[Records excerpted from a collection]
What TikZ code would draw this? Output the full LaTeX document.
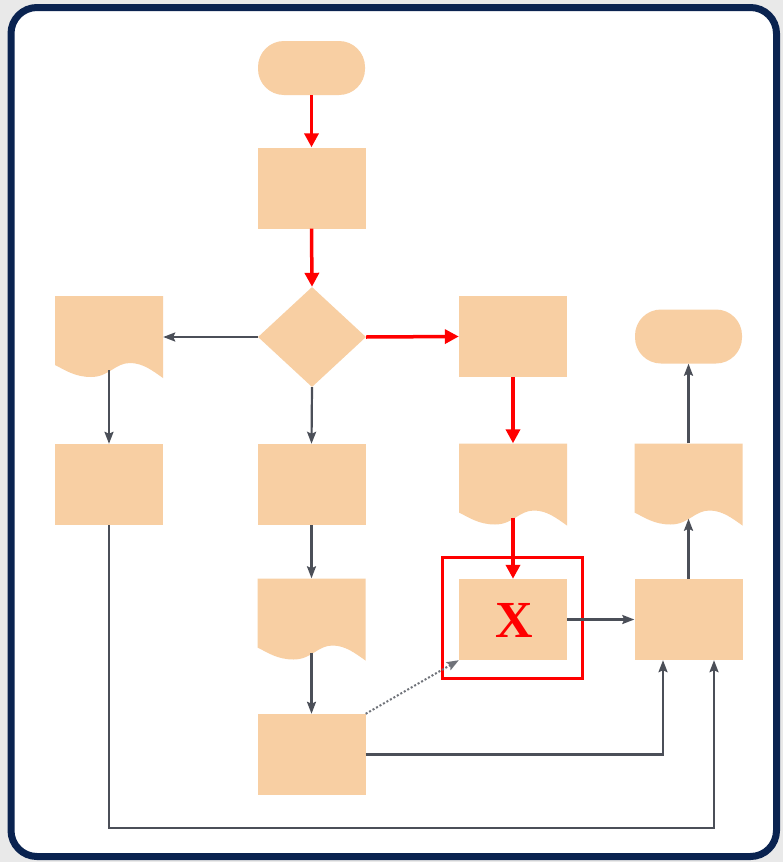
\documentclass[tikz,border=0pt]{standalone}
\usepackage{fontspec}
\setmainfont{Liberation Serif}
\usetikzlibrary{shapes.geometric,arrows.meta,calc}
\definecolor{peach}{HTML}{F8CFA3}
\definecolor{arrgray}{HTML}{4B4F58}
\definecolor{navy}{HTML}{0A2350}
\definecolor{bggray}{HTML}{E9E9E9}
\tikzset{
  box/.style={rectangle, fill=peach, draw=none, minimum width=108pt, minimum height=81pt, inner sep=0pt},
  term/.style={rectangle, rounded corners=26pt, fill=peach, draw=none, minimum width=107pt, minimum height=54pt, inner sep=0pt},
  dec/.style={diamond, fill=peach, draw=none, minimum width=108pt, minimum height=100pt, inner sep=0pt},
  doc/.style={rectangle, draw=none, minimum width=108pt, minimum height=82pt, inner sep=0pt,
    path picture={
      \fill[peach]
        (-54,-41) -- (54,-41) -- (54,41)
        .. controls (44,34) and (34,26) .. (21,26)
        .. controls (6,26) and (0,40) .. (-18,40)
        .. controls (-34,40) and (-44,33) .. (-54,28) -- cycle;
    }},
  garrow/.style={draw=arrgray, line width=2.2pt, -{Stealth[length=12pt,width=9pt,inset=2pt]}},
  rarrow/.style={draw=red, line width=3.5pt, -{Triangle[length=14pt,width=14pt]}},
  dotarrow/.style={draw=arrgray!80, line width=2pt, dotted, -{Stealth[length=12pt,width=9pt,inset=2pt]}},
}
\begin{document}
\begin{tikzpicture}[x=1pt,y=-1pt]
\useasboundingbox (0,0) rectangle (783,862);
\fill[bggray] (0,0) rectangle (783,862);
\draw[navy, line width=7pt, fill=white, rounded corners=26pt] (11,7.5) rectangle (776.5,856.5);

\node[term] (start) at (311.5,68) {};
\node[box] (b1) at (311.5,188) {};
\node[dec] (dia) at (312,337) {};
\node[doc] (ldoc) at (109,337) {};
\node[box] (rbox) at (513,336.5) {};
\node[term] (endt) at (688.5,336.5) {};
\node[box] (lbox) at (109,484.5) {};
\node[box] (mbox) at (311.5,484.5) {};
\node[doc] (rdoc) at (513,484.5) {};
\node[doc] (frdoc) at (688.5,484.5) {};
\node[doc] (mdoc) at (311.5,619.5) {};
\node[box] (xbox) at (513,619.5) {};
\node[box] (frbox) at (688.5,619.5) {};
\node[box] (bbox) at (311.5,754.5) {};

\node[font=\bfseries\fontsize{52}{52}\selectfont, text=red] (xlab) at (514,620) {X};
\draw[red, line width=3.2pt] (442.5,557.5) rectangle (582.5,678.5);

% gray connectors
\draw[garrow] (dia.west) -- (ldoc.east);
\draw[garrow] ([yshift=8pt]ldoc.south) -- (lbox.north);
\draw[garrow] (dia.south) -- (mbox.north);
\draw[garrow] (mbox.south) -- (mdoc.north);
\draw[garrow] ([yshift=8pt]mdoc.south) -- (bbox.north);
\draw[garrow] (xbox.east) -- (frbox.west);
\draw[garrow] (frbox.north) -- ([yshift=7pt]frdoc.south);
\draw[garrow] (frdoc.north) -- (endt.south);
\coordinate (fin1) at ([xshift=-25.5pt]frbox.south);
\coordinate (fin2) at ([xshift=25.5pt]frbox.south);
\coordinate (low) at (0,828);
\draw[garrow] (bbox.east) -| (fin1);
\draw[garrow] (lbox.south) |- (low -| fin2) -- (fin2);
\draw[dotarrow] (bbox.north east) -- (xbox.south west);

% red connectors
\draw[rarrow] (start.south) -- (b1.north);
\draw[rarrow] (b1.south) -- (dia.north);
\draw[rarrow] (dia.east) -- (rbox.west);
\draw[rarrow] (rbox.south) -- (rdoc.north);
\draw[rarrow] ([yshift=8pt]rdoc.south) -- (xbox.north);
\end{tikzpicture}
\end{document}
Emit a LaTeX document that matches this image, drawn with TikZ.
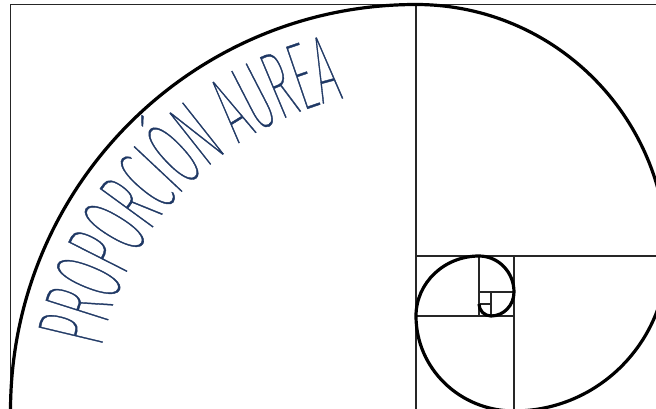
\documentclass[tikz,border=0pt]{standalone}
\usepackage{fontspec}
\usetikzlibrary{decorations.text}
\IfFontExistsTF{Fira Sans UltraLight}
  {\newfontfamily\aureafont{Fira Sans UltraLight}[FakeStretch=0.43]}
  {\newfontfamily\aureafont{Fira Sans Thin}[FakeStretch=0.43,FakeBold=0.4]}
\definecolor{aureaBlue}{HTML}{1F3864}
\tikzset{
  marco/.style={line width=1.3pt,black!85},
  espiral/.style={line width=2.4pt,black},
}

\begin{document}
\begin{tikzpicture}[x=0.75pt,y=0.75pt]
  \useasboundingbox (0,0) rectangle (656,408);
  \clip (0,0) rectangle (656,408);
  % rectangulo aureo y cuadrados
  \coordinate (sw) at (10.5,-3);
  \coordinate (ne) at (667,403.5);
  \draw[marco] (sw) rectangle (ne);
  \draw[marco] (416,-3) -- (416,403.5);
  \draw[marco] (416,152) -- (667,152);
  \draw[marco] (514,-3) -- (514,152);
  \draw[marco] (416,92) -- (514,92);
  \draw[marco] (479,92) -- (479,152);
  \draw[marco] (479,116) -- (514,116);
  \draw[marco] (491,92) -- (491,116);
  \draw[marco] (479,104) -- (491,104);
  % espiral
  \draw[espiral] (sw)
    arc[start angle=180,end angle=90,x radius=405.5,y radius=406.5]
    arc[start angle=90,end angle=0,x radius=251,y radius=251.5]
    arc[start angle=0,end angle=-90,x radius=153,y radius=155]
    arc[start angle=270,end angle=180,x radius=98,y radius=95]
    arc[start angle=180,end angle=90,x radius=63,y radius=60]
    arc[start angle=90,end angle=0,x radius=35,y radius=36]
    arc[start angle=0,end angle=-90,x radius=23,y radius=24]
    arc[start angle=270,end angle=180,x radius=12,y radius=12];
  % titulo
  \path[decorate,decoration={text along path,text align=fit to path,
      text color=aureaBlue,
      text={|\aureafont\fontsize{72}{72}\selectfont|PROPORCIÓN AUREA}}]
    (416,-3) ++(168.6:321) arc[start angle=168.6,end angle=104,radius=321];
\end{tikzpicture}
\end{document}
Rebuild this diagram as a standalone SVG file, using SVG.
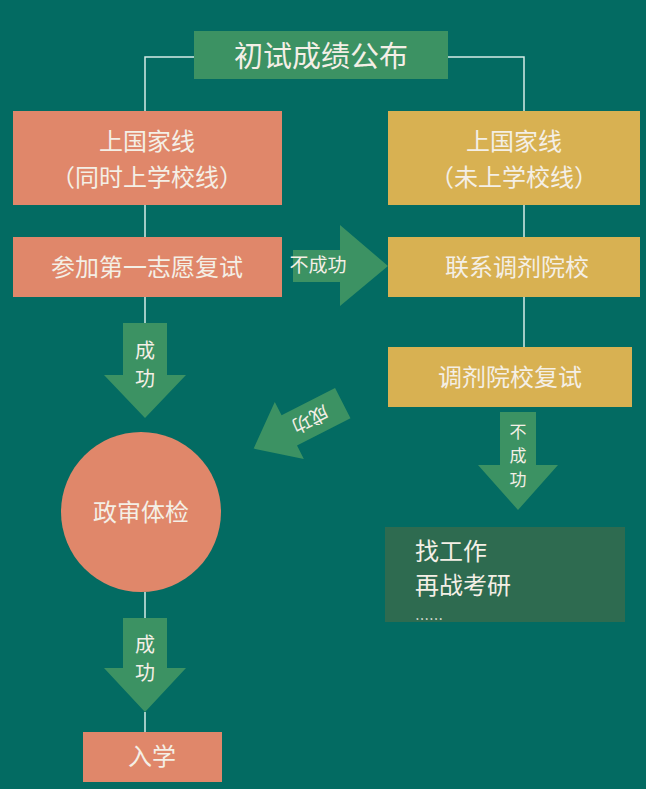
<svg xmlns="http://www.w3.org/2000/svg" width="646" height="789" viewBox="0 0 646 789">
<style>
text{font-family:"Noto Sans CJK SC",sans-serif;fill:#f4efe6}
.ln{stroke:#d6ece6;stroke-width:1.5;fill:none}
.or{fill:#e0876a}.ye{fill:#d8b152}.gr{fill:#3c9263}
</style>
<rect width="646" height="789" fill="#036b62"/>
<g id="connectors">
<path class="ln" d="M194,57H145V111M448,57H524V111M145,205V237M145,297V323M524,205V237M524,297V347M145,592V618M145,712V732"/>
<polygon id="a1" class="gr" points="293,250 340,250 340,225 388,266 340,306 340,282 293,282"/>
<text x="318" y="272" font-size="19" text-anchor="middle">不成功</text>
<polygon id="a2" class="gr" points="123,323 167,323 167,375 186,375 145,418 104,375 123,375"/>
<text x="145" y="358" font-size="20" text-anchor="middle">成</text>
<text x="145" y="386" font-size="20" text-anchor="middle">功</text>
<polygon id="a3" class="gr" points="123,618 167,618 167,668 186,668 145,712 104,668 123,668"/>
<text x="145" y="652" font-size="20" text-anchor="middle">成</text>
<text x="145" y="680" font-size="20" text-anchor="middle">功</text>
<polygon id="a4" class="gr" points="500,412 536,412 536,465 558,465 518,510 478,465 500,465"/>
<text x="518" y="438" font-size="17" text-anchor="middle">不</text>
<text x="518" y="462" font-size="17" text-anchor="middle">成</text>
<text x="518" y="486" font-size="17" text-anchor="middle">功</text>
<g transform="translate(300,425) rotate(-27)">
<polygon id="a5" class="gr" points="48,-17 -12,-17 -12,-32 -52,0 -12,32 -12,17 48,17"/>
<text x="12" y="0" font-size="19" text-anchor="middle" transform="rotate(180,12,0) translate(0,7)">成功</text>
</g>
</g>
<g id="title"><rect x="194" y="31" width="254" height="48" class="gr"/><text x="321" y="67" font-size="29" text-anchor="middle">初试成绩公布</text></g>
<g id="n1"><rect x="13" y="111" width="269" height="94" class="or"/><text x="147" y="150" font-size="24" text-anchor="middle">上国家线</text><text x="147" y="186" font-size="24" text-anchor="middle">（同时上学校线）</text></g>
<g id="n2"><rect x="388" y="111" width="252" height="94" class="ye"/><text x="514" y="150" font-size="24" text-anchor="middle">上国家线</text><text x="514" y="186" font-size="24" text-anchor="middle">（未上学校线）</text></g>
<g id="n3"><rect x="13" y="237" width="269" height="60" class="or"/><text x="147" y="276" font-size="24" text-anchor="middle">参加第一志愿复试</text></g>
<g id="n4"><rect x="388" y="237" width="252" height="60" class="ye"/><text x="517" y="276" font-size="24" text-anchor="middle">联系调剂院校</text></g>
<g id="n5"><rect x="388" y="347" width="244" height="60" class="ye"/><text x="510" y="386" font-size="24" text-anchor="middle">调剂院校复试</text></g>
<g id="n6"><circle cx="141" cy="512" r="80" class="or"/><text x="141" y="521" font-size="24" text-anchor="middle">政审体检</text></g>
<g id="n7"><rect x="385" y="527" width="240" height="95" fill="#2e6b50"/><text x="415" y="560" font-size="24">找工作</text><text x="415" y="594" font-size="24">再战考研</text><text x="415" y="624" font-size="14">……</text></g>
<g id="n8"><rect x="83" y="732" width="139" height="50" class="or"/><text x="152" y="765" font-size="24" text-anchor="middle">入学</text></g>
</svg>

→ Aim of the exercise
Identify each line in the entries with the word "this" and copy it.

→ Problem solution
What TikZ code would draw this? Output the full LaTeX document.
Emit a LaTeX document that matches this image, drawn with TikZ.
Rebuild this diagram as a standalone SVG file, using SVG.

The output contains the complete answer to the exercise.